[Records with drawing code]
+--

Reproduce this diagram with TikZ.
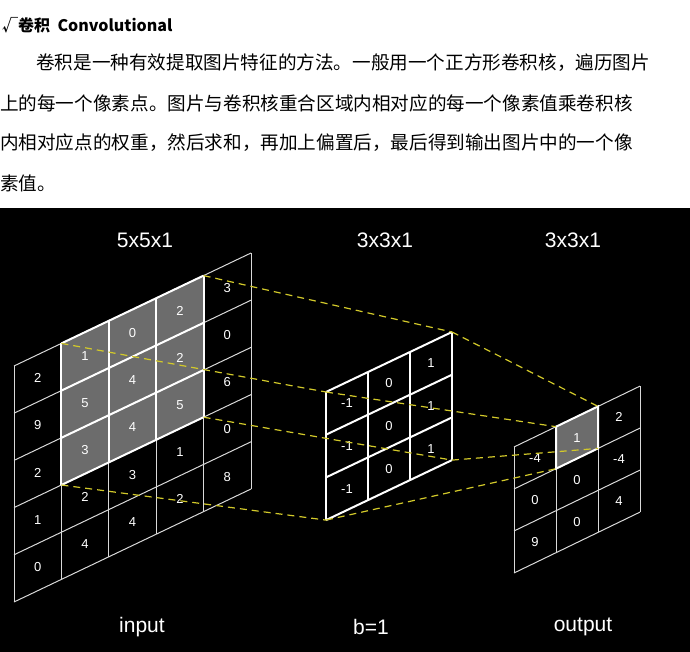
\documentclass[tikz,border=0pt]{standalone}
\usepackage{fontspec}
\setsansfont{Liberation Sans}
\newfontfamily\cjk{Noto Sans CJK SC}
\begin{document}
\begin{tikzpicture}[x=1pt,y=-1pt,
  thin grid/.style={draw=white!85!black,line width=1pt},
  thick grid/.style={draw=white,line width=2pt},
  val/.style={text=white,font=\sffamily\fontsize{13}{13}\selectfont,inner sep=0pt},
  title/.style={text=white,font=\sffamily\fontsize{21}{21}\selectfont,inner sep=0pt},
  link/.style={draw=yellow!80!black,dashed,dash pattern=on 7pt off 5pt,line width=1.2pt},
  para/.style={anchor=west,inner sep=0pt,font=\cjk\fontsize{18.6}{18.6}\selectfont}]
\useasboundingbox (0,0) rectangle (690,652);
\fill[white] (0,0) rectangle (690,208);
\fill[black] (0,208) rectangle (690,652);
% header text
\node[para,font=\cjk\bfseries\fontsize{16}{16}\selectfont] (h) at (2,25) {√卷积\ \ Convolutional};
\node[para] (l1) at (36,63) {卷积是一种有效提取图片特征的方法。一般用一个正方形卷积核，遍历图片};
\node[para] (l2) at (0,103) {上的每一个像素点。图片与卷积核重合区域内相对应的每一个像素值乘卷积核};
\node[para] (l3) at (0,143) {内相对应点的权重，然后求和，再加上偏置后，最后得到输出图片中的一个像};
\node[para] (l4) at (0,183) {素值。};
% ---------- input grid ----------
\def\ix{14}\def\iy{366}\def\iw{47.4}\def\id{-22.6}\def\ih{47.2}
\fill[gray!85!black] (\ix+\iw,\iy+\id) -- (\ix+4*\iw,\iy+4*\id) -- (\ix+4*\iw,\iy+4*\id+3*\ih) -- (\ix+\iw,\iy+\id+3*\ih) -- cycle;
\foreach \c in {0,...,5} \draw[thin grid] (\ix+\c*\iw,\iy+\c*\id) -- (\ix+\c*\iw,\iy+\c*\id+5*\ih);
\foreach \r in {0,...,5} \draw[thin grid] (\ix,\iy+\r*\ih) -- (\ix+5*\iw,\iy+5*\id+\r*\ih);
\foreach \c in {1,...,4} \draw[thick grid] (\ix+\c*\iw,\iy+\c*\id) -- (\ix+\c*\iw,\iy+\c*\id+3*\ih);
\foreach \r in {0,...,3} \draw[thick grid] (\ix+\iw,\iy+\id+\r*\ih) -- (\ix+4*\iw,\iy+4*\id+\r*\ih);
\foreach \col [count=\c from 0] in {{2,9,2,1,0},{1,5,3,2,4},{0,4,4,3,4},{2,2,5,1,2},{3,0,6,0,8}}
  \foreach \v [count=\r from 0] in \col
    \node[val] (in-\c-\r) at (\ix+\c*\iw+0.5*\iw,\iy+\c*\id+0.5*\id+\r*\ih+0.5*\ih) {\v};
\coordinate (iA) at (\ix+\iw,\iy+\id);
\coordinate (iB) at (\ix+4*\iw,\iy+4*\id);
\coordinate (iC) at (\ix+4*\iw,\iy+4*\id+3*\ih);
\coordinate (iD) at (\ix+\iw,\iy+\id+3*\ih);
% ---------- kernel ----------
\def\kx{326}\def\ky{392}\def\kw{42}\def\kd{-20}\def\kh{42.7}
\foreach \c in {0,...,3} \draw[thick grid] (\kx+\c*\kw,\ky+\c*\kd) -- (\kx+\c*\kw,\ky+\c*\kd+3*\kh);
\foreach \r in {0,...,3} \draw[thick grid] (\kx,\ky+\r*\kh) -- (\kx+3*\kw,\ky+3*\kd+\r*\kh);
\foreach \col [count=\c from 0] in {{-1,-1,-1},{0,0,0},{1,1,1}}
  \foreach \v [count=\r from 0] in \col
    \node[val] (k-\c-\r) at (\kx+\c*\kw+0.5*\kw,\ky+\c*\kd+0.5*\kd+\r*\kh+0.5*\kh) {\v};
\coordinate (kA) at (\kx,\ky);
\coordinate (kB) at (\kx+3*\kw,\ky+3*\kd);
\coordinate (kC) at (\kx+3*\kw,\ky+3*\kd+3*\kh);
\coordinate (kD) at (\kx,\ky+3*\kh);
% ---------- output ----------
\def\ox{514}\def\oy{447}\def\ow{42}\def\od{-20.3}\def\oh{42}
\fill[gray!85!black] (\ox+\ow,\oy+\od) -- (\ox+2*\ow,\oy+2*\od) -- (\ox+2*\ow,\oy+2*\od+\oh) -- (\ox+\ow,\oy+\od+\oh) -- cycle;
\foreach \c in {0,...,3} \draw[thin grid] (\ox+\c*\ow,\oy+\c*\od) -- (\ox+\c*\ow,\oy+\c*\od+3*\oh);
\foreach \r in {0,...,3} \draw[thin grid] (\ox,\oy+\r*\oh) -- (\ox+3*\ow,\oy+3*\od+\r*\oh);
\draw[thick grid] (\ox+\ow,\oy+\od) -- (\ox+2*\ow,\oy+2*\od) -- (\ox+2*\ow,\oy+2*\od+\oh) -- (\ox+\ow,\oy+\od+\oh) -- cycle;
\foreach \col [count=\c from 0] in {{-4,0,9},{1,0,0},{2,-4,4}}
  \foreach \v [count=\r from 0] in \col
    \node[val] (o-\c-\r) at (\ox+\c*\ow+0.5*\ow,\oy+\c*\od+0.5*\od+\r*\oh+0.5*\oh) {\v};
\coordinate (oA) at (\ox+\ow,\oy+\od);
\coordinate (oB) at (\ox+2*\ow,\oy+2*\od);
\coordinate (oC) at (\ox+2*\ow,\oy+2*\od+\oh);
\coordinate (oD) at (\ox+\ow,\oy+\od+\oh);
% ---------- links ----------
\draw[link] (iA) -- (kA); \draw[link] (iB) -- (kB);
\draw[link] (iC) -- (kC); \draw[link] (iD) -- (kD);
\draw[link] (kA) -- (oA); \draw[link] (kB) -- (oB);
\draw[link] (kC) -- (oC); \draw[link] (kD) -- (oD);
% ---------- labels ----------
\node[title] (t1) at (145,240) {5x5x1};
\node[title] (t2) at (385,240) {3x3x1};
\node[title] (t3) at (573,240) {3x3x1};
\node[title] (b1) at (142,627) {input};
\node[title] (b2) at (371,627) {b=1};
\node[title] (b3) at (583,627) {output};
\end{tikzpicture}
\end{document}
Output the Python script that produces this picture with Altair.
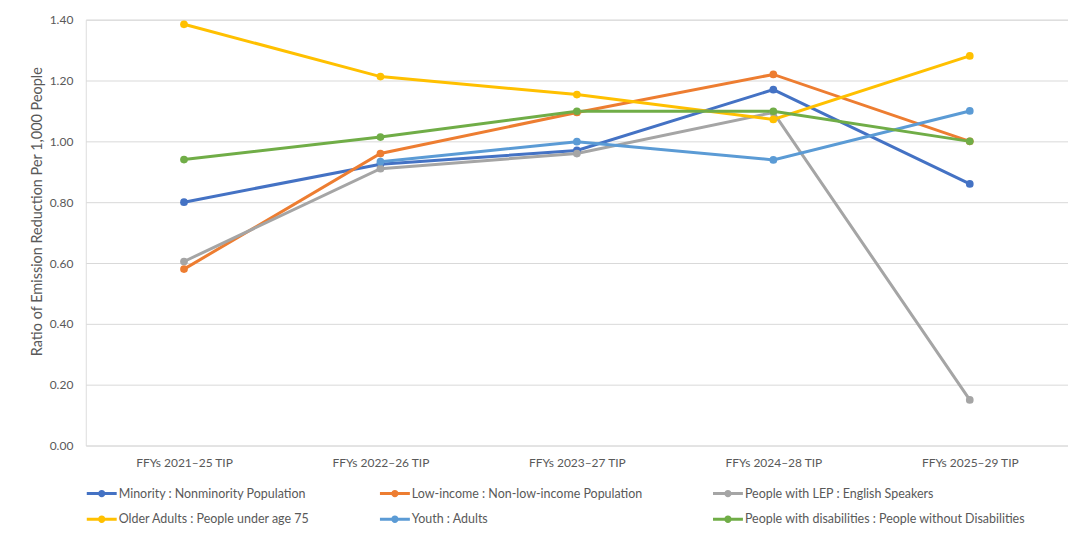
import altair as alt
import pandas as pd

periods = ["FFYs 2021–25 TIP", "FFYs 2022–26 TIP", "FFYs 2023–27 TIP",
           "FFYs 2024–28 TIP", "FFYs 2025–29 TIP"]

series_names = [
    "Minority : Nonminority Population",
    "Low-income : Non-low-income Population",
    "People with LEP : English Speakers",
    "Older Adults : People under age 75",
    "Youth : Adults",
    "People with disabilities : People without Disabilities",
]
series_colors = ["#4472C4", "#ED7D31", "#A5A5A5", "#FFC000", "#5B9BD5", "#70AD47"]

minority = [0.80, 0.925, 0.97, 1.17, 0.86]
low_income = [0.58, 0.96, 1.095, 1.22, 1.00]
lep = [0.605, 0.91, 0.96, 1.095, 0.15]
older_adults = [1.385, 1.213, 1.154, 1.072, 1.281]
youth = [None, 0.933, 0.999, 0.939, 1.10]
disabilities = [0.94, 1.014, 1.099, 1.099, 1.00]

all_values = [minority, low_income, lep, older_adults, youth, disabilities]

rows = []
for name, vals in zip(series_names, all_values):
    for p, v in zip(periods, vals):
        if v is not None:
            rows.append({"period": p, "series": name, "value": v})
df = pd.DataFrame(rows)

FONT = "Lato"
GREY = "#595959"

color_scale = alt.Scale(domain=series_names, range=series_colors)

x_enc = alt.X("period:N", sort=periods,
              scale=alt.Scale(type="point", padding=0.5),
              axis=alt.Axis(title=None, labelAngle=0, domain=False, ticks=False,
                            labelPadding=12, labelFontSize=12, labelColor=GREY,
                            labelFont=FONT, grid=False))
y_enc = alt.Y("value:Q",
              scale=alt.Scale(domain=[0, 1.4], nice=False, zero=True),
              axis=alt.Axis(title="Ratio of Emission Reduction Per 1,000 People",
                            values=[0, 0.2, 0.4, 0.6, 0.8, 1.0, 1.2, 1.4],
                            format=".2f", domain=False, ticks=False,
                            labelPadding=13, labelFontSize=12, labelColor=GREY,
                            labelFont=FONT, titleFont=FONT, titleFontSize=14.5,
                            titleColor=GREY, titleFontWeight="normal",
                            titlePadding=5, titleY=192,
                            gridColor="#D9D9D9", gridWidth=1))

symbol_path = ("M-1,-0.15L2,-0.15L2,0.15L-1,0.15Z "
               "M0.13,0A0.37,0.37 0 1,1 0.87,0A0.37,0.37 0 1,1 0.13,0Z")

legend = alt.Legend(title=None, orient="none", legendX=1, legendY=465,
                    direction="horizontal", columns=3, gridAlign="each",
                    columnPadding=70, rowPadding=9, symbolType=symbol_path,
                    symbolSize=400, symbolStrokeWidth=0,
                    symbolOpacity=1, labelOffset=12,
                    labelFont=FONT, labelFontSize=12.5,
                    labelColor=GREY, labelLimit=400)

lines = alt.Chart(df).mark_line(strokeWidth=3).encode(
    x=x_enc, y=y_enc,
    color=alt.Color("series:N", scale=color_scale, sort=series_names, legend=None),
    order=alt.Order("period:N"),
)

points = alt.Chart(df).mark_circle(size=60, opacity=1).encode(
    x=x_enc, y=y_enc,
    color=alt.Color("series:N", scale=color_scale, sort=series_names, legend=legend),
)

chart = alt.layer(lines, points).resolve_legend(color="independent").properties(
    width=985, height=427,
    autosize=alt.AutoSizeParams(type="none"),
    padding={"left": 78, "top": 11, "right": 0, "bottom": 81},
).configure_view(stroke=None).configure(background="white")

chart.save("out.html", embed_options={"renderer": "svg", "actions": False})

+--

Given problem => Reply with nothing except the number of lines in the listing above that include "this".

Exercise result => 2